* Written exercise *
Below are the entries; count the lines in them that contain the word "seaborn" and give only the number.

* Supplied records *

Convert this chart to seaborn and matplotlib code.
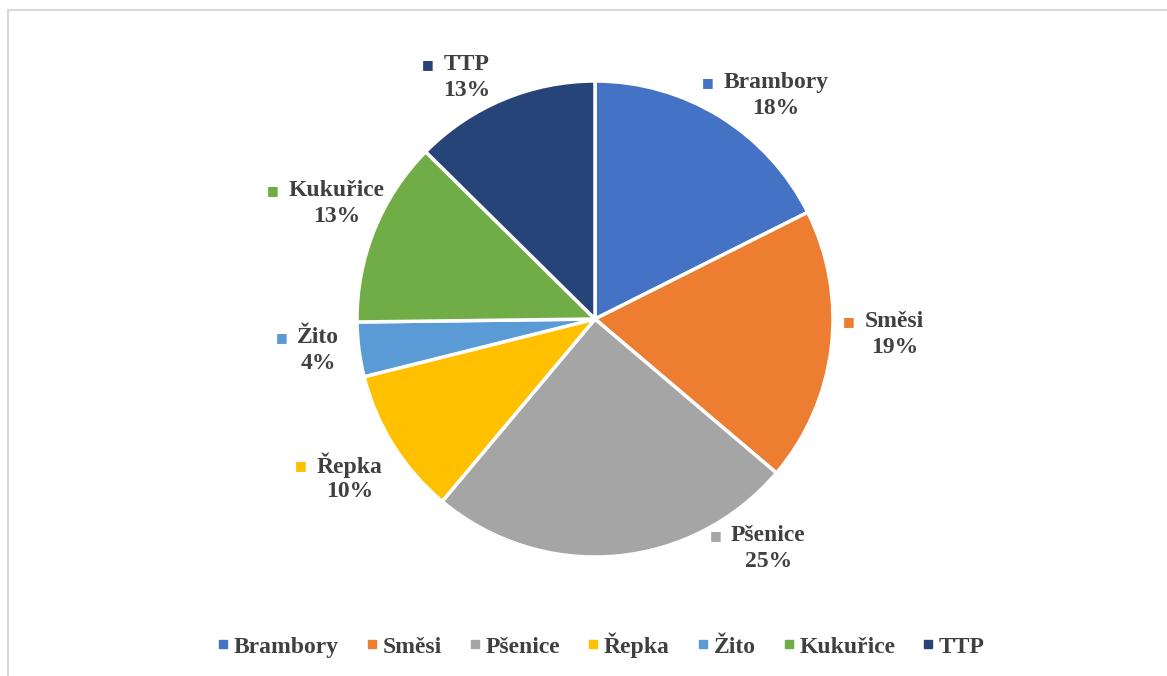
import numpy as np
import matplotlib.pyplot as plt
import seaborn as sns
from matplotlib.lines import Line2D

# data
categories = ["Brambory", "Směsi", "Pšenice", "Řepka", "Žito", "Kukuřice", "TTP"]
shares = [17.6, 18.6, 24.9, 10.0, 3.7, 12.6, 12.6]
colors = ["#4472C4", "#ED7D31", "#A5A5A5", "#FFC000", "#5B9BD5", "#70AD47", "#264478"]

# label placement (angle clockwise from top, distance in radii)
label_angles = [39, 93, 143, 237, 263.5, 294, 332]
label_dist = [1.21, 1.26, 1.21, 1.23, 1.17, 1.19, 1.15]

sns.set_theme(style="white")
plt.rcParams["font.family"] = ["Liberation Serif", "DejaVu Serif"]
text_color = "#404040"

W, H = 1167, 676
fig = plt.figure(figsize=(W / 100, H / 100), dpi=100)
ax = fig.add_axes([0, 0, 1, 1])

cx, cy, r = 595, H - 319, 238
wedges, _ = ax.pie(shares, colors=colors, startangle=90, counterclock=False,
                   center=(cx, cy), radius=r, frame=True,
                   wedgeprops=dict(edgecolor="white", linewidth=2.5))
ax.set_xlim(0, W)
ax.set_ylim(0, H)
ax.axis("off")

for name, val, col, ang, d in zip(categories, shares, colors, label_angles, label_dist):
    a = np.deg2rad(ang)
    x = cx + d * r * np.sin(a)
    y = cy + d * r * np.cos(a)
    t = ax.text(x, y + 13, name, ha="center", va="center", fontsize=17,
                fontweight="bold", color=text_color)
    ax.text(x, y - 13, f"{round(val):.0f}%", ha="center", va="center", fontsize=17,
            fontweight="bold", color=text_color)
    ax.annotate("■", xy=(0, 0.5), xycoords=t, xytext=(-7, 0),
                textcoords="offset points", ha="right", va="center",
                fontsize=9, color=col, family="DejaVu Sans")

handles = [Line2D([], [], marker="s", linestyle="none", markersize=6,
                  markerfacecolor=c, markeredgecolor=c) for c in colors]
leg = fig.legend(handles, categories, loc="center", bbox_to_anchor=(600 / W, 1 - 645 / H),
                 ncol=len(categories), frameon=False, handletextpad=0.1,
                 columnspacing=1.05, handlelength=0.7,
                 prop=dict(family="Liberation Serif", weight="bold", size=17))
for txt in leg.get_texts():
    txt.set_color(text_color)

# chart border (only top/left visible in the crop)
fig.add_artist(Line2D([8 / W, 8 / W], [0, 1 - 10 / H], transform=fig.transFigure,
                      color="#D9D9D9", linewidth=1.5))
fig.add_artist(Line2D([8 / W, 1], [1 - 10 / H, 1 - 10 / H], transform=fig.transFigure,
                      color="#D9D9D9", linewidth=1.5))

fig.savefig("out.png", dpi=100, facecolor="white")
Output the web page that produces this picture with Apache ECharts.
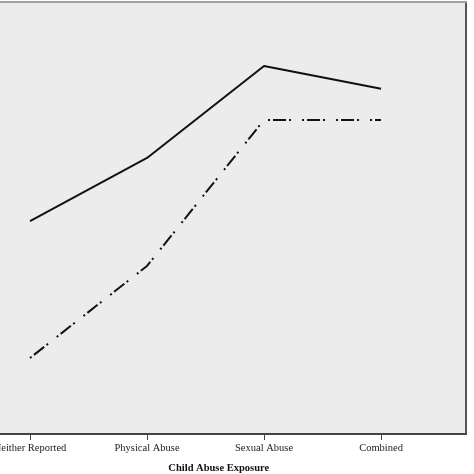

* Final answer *
2